*Supplied entries:*
◆ ◆ ◆

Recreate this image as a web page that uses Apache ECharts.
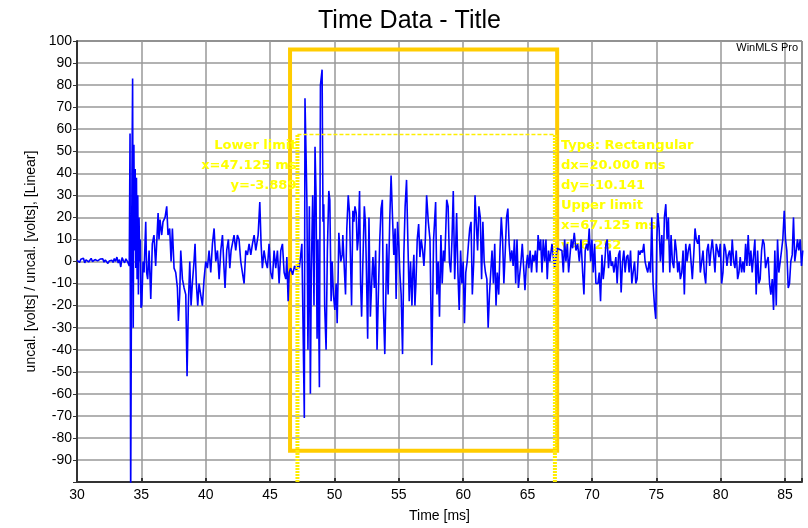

◆ ◆ ◆

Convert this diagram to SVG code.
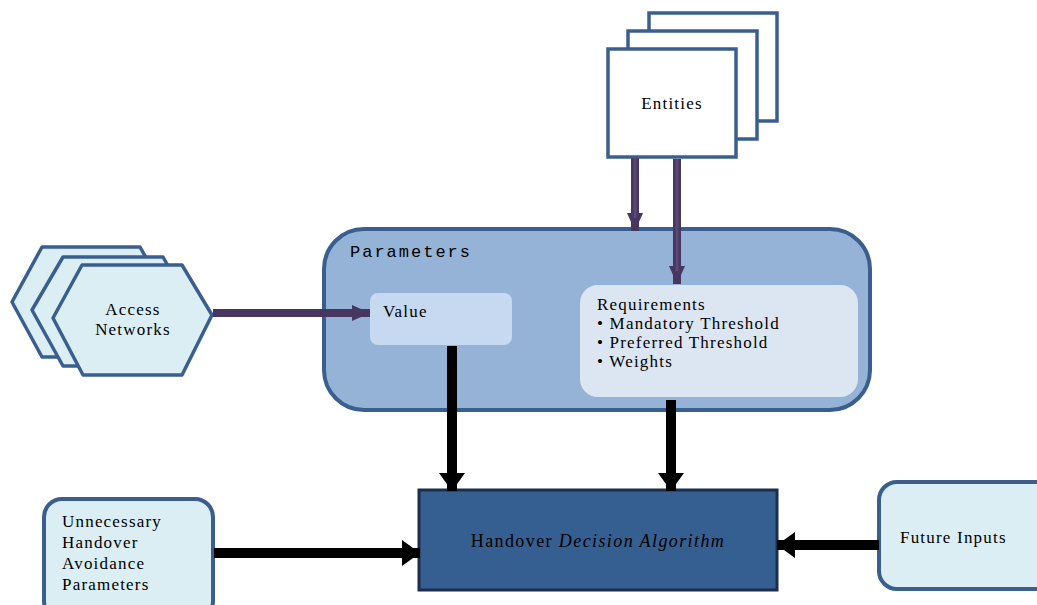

◆ ◆ ◆

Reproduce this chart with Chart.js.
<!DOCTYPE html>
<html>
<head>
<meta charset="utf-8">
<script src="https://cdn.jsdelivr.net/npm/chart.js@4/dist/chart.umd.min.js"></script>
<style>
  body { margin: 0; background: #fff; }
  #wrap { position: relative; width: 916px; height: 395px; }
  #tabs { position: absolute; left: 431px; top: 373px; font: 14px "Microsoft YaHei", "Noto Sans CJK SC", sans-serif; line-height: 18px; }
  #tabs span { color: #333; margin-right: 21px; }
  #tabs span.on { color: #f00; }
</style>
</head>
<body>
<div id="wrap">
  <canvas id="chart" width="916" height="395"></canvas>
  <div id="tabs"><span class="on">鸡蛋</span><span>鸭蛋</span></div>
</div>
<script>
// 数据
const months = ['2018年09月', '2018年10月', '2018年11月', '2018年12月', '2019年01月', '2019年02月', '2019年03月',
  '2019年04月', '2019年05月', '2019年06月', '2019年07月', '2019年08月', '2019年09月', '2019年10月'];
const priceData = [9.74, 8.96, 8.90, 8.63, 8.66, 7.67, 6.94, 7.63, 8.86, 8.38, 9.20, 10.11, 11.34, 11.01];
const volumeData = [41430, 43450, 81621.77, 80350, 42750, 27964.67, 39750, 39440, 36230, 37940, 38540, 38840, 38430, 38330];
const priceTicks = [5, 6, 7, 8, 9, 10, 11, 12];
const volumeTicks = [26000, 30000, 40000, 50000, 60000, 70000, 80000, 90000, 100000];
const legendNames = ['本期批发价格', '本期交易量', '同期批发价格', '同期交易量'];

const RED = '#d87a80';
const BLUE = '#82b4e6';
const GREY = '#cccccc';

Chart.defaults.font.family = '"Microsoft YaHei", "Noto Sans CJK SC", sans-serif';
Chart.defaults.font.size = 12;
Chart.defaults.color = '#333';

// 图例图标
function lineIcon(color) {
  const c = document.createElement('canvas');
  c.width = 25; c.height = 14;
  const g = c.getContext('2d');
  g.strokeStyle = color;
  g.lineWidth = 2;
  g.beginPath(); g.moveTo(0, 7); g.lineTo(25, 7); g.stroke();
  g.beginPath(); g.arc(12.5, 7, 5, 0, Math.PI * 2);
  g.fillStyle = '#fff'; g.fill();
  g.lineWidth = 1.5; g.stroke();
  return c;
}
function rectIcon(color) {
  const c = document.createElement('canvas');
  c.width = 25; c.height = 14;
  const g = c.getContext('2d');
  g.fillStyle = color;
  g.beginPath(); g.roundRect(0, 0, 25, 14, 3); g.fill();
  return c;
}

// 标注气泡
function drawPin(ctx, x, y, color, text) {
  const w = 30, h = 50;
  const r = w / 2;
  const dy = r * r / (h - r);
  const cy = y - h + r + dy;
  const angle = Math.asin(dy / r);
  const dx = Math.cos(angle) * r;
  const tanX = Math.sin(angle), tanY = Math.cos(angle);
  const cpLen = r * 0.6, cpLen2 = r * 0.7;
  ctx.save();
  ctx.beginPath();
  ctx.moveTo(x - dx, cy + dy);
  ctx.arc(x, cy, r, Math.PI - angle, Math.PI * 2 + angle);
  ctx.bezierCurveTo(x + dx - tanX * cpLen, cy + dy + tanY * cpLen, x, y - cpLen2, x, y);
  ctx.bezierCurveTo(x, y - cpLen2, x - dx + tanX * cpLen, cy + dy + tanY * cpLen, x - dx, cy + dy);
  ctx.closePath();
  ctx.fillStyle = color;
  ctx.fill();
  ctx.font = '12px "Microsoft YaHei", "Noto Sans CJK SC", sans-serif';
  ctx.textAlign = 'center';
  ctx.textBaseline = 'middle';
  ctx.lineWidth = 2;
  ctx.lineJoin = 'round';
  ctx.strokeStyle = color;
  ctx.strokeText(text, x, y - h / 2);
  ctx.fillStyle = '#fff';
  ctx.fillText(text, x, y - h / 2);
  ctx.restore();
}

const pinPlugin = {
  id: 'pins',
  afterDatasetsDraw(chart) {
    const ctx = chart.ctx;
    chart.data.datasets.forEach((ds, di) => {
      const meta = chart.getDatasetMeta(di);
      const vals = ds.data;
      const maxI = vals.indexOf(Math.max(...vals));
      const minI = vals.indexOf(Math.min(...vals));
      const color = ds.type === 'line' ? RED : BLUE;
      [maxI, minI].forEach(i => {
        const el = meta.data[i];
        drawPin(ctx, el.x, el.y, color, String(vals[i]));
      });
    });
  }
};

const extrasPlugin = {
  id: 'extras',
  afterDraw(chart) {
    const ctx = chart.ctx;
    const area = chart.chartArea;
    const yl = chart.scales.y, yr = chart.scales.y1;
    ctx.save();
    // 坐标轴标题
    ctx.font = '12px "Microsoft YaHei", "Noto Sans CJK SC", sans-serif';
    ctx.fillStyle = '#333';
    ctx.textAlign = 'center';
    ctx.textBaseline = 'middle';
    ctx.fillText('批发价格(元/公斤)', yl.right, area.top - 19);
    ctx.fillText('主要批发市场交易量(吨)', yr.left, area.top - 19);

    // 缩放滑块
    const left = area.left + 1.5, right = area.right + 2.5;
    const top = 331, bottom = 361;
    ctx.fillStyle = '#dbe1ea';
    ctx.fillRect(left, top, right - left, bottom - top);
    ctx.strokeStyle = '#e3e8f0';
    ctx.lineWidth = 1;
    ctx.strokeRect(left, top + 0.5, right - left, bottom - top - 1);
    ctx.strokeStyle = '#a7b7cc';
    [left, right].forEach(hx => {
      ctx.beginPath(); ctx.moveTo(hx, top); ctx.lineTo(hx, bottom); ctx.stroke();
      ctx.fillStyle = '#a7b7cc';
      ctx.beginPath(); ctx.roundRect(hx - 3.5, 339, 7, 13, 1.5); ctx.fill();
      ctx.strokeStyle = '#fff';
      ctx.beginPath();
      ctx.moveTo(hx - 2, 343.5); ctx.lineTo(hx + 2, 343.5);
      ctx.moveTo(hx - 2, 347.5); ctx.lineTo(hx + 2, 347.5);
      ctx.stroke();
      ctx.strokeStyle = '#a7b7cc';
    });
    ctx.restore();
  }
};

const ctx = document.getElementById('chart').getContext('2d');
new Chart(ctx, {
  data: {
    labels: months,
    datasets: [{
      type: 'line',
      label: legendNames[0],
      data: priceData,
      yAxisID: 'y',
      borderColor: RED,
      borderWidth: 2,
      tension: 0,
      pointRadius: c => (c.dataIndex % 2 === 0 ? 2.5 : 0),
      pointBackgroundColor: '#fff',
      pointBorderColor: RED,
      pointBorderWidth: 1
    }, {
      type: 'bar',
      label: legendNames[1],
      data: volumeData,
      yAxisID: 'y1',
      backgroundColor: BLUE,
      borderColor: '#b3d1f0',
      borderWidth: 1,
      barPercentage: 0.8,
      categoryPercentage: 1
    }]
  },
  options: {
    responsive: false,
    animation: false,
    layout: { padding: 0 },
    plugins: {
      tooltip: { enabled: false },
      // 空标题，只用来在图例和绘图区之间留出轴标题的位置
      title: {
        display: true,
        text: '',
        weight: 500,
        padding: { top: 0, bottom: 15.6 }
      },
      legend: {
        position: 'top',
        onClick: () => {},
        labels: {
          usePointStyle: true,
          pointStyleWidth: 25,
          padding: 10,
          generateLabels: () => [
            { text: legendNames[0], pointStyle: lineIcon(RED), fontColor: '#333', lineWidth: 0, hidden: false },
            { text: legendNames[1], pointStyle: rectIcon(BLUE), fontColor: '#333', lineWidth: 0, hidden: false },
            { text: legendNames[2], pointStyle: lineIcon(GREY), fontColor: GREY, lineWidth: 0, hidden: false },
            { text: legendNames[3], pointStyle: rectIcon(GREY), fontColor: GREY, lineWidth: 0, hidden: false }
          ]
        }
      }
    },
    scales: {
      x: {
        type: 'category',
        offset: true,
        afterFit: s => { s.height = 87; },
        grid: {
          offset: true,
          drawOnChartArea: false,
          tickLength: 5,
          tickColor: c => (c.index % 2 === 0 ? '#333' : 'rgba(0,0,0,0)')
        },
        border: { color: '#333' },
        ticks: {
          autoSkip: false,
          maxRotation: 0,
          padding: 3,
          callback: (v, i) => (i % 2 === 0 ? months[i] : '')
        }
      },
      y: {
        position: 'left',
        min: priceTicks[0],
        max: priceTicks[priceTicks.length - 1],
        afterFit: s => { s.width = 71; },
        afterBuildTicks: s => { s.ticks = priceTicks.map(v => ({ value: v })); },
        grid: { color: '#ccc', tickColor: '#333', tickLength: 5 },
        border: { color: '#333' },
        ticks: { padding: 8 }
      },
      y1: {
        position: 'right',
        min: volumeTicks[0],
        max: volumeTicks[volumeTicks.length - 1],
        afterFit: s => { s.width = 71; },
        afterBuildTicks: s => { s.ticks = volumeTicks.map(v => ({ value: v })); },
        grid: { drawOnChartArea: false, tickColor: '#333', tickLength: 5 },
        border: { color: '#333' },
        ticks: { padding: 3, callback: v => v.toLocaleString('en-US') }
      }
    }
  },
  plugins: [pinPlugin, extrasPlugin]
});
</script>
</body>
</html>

◆ ◆ ◆

*Work to do:* From the records above, pull out every line containing the word "this".

*The output:*
Recreate this image as a web page that uses Apache ECharts.
Convert this diagram to SVG code.
Reproduce this chart with Chart.js.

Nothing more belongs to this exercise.